Arizona Pay Laws: Your Rights to Wages and Overtime
A clear guide to the legal framework governing how employees are paid and protected under Arizona state wage laws.
A clear guide to the legal framework governing how employees are paid and protected under Arizona state wage laws.
Arizona pay laws govern how employees are compensated, covering minimum required wages, payment for hours worked, and the timing of those payments. This guide provides a straightforward look at the requirements for wages, overtime, payment schedules, and final pay obligations.
Arizona’s minimum wage rate is established by the Fair Wages and Healthy Families Act (A.R.S. § 23-363). This rate is subject to annual adjustments based on the cost of living. Effective January 1, 2025, the state minimum wage is $14.70 per hour, which applies to nearly all employees working in Arizona.

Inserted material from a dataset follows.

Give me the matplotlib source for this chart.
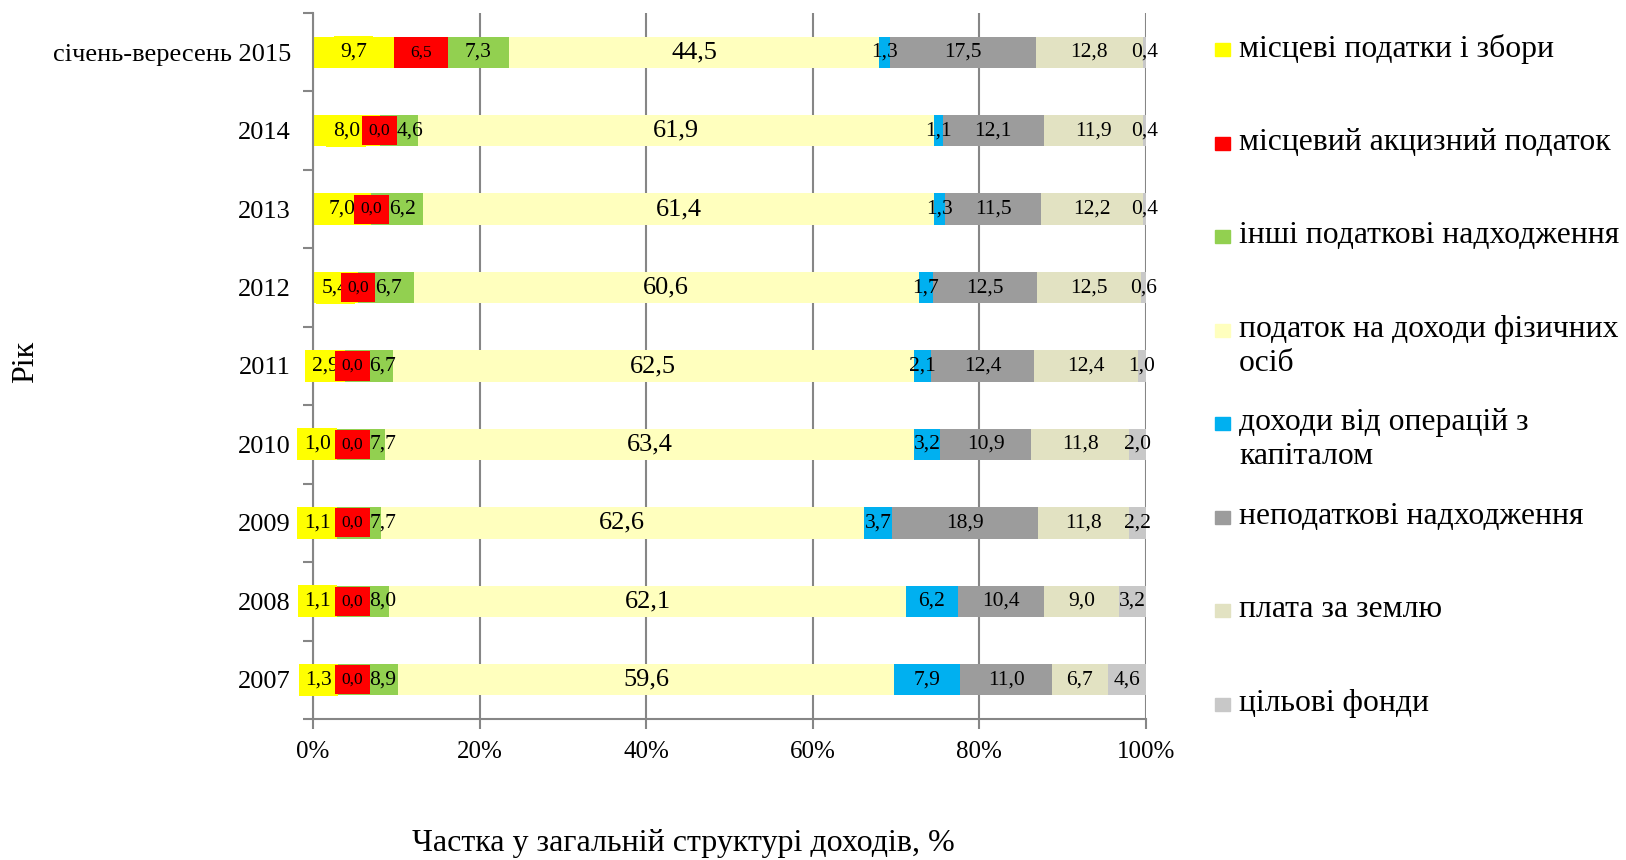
import matplotlib
matplotlib.use("Agg")
import matplotlib.pyplot as plt
from matplotlib.patches import Rectangle
import numpy as np

plt.rcParams["font.family"] = ["Liberation Serif", "DejaVu Serif"]

years = ["2007", "2008", "2009", "2010", "2011", "2012", "2013", "2014",
         "січень-вересень 2015"]

series_names = [
    "місцеві податки і збори",
    "місцевий акцизний податок",
    "інші податкові надходження",
    "податок на доходи фізичних\nосіб",
    "доходи від операцій з\nкапіталом",
    "неподаткові надходження",
    "плата за землю",
    "цільові фонди",
]
colors = ["#FFFF00", "#FF0000", "#92D050", "#FFFFBE",
          "#00B0F0", "#9C9C9C", "#E2E2C2", "#C8C8C8"]

local_taxes = [1.3, 1.1, 1.1, 1.0, 2.9, 5.4, 7.0, 8.0, 9.7]
excise = [0.0, 0.0, 0.0, 0.0, 0.0, 0.0, 0.0, 0.0, 6.5]
other_tax = [8.9, 8.0, 7.7, 7.7, 6.7, 6.7, 6.2, 4.6, 7.3]
pit = [59.6, 62.1, 62.6, 63.4, 62.5, 60.6, 61.4, 61.9, 44.5]
capital = [7.9, 6.2, 3.7, 3.2, 2.1, 1.7, 1.3, 1.1, 1.3]
non_tax = [11.0, 10.4, 18.9, 10.9, 12.4, 12.5, 11.5, 12.1, 17.5]
land = [6.7, 9.0, 11.8, 11.8, 12.4, 12.5, 12.2, 11.9, 12.8]
target_funds = [4.6, 3.2, 2.2, 2.0, 1.0, 0.6, 0.4, 0.4, 0.4]

data = np.array([local_taxes, excise, other_tax, pit, capital,
                 non_tax, land, target_funds])
# 100% stacked: each year is scaled to its own total
shares = data / data.sum(axis=0) * 100
starts = np.vstack([np.zeros(len(years)), np.cumsum(shares, axis=0)[:-1]])

fig = plt.figure(figsize=(16.26, 8.6), dpi=100)
ax = fig.add_axes([313 / 1626, 1 - 719 / 860, 833 / 1626, 706 / 860])

y = np.arange(len(years))
for i in range(len(series_names)):
    ax.barh(y, shares[i], left=starts[i], height=0.4, color=colors[i],
            zorder=2)


def fmt(v):
    return f"{v:.1f}".replace(".", ",")


for j in range(len(years)):
    red_x = max(starts[1, j], 4.7)
    for i in range(len(series_names)):
        v = data[i, j]
        xc = starts[i, j] + shares[i, j] / 2
        kw = dict(ha="center", va="center", fontsize=15.5, zorder=5)
        if i == 0:
            kw["bbox"] = dict(boxstyle="square,pad=0.3", fc=colors[0],
                              ec="none")
        elif i == 1:
            if v == 0:
                xc = red_x
            kw["fontsize"] = 12.5
            kw["bbox"] = dict(boxstyle="square,pad=0.38", fc=colors[1],
                              ec="none")
        elif i == 2 and data[1, j] == 0:
            xc = max(xc, red_x + 3.7)
        elif i == 3:
            kw["fontsize"] = 19
        ax.text(xc, j, fmt(v), **kw)

ax.set_xlim(0, 100)
ax.set_ylim(-0.5, len(years) - 0.5)
ax.set_xticks(np.arange(0, 101, 20))
ax.set_xticklabels([f"{t}%" for t in range(0, 101, 20)], fontsize=18)
ax.set_yticks(y)
ax.set_yticklabels(years, fontsize=19)
ax.set_yticks(np.arange(-0.5, len(years), 1), minor=True)
ax.tick_params(axis="y", which="major", length=0, pad=16)
ax.tick_params(axis="y", which="minor", length=7, width=1.5, color="#868686")
ax.tick_params(axis="x", length=7, width=1.5, color="#868686", pad=9)
ax.xaxis.grid(True, color="#868686", linewidth=1.5, zorder=0)
ax.set_axisbelow(True)
for side in ["top", "right"]:
    ax.spines[side].set_visible(False)
for side in ["left", "bottom"]:
    ax.spines[side].set_color("#868686")
    ax.spines[side].set_linewidth(1.5)

fig.text(26 / 1626, 1 - 362 / 860, "Рік", rotation=90, ha="center",
         va="center", fontsize=23)
fig.text(683 / 1626, 1 - 843 / 860, "Частка у загальній структурі доходів, %",
         ha="center", va="center", fontsize=23)

# legend drawn by hand so the two-line entries align like the original
for i, name in enumerate(series_names):
    yc = 49 + i * 93.5
    fig.patches.append(Rectangle((1215 / 1626, 1 - (yc + 7) / 860),
                                 15 / 1626, 13 / 860, color=colors[i],
                                 transform=fig.transFigure))
    fig.text(1239 / 1626, 1 - (yc - 15) / 860, name, ha="left", va="top",
             fontsize=22.8, linespacing=1.24)

fig.savefig("out.png", dpi=100)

The law allows employers to pay tipped employees a cash wage up to $3.00 less than the standard minimum wage. However, tipped employees must still earn at least $14.70 per hour when their cash wages and tips are combined. Certain workers are exempt from state minimum wage requirements, such as casual babysitters and those employed by a parent or sibling.
Overtime compensation in Arizona follows the federal Fair Labor Standards Act (FLSA), requiring time-and-a-half pay for non-exempt employees. This premium rate is calculated as 1.5 times the employee’s regular hourly rate. Overtime is due for all hours worked exceeding 40 in a single workweek.
Overtime eligibility depends on whether an employee is classified as exempt or non-exempt. Exempt employees are typically paid a salary and perform executive, administrative, or professional duties, making them ineligible for overtime. This classification is governed by federal rules regarding the employee’s salary level and job duties. Most hourly employees are non-exempt and must receive the required overtime pay.
Arizona law requires employers to establish fixed paydays and pay non-exempt employees at least twice per month. Designated paydays may not be more than 16 calendar days apart. Wages earned through the end of the pay period are due no later than five working days after the close of that period.
Employers may pay wages using cash, a negotiable check, or direct deposit. Direct deposit requires the employee’s prior written consent. Employers must furnish employees with a statement detailing total earnings and all deductions or withholdings made during the pay period.
The timeline for issuing a final paycheck depends on whether the separation was voluntary or involuntary. If an employee is involuntarily terminated (fired or laid off), the employer must issue all earned wages within seven working days or by the end of the next regular pay period, whichever is sooner.
If an employee voluntarily resigns, the final wages are due no later than the next regularly scheduled payday for the pay period in which the separation occurred. The final payment must include all compensation earned up to the last day of work. Failure to meet these deadlines can result in penalties, including liability for three times the amount of unpaid wages, plus costs and attorney’s fees (A.R.S. § 23-355).
Employers are limited in their ability to deduct amounts from an employee’s paycheck. Deductions are permissible only when required by law, such as federal, state, and local income taxes or court-ordered garnishments. Any other deduction requires the employee to provide express, prior written consent for the withholding.
Authorized deductions commonly include health insurance premiums, retirement contributions, or repayment of an employer loan. Deductions for items that benefit the employer, such as uniform costs, breakage, or cash register shortages, are prohibited if they cause the employee’s hourly rate to fall below the state minimum wage. If a good-faith dispute exists over the wages due, the employer must pay the undisputed portion according to the regular schedule while withholding the disputed amount.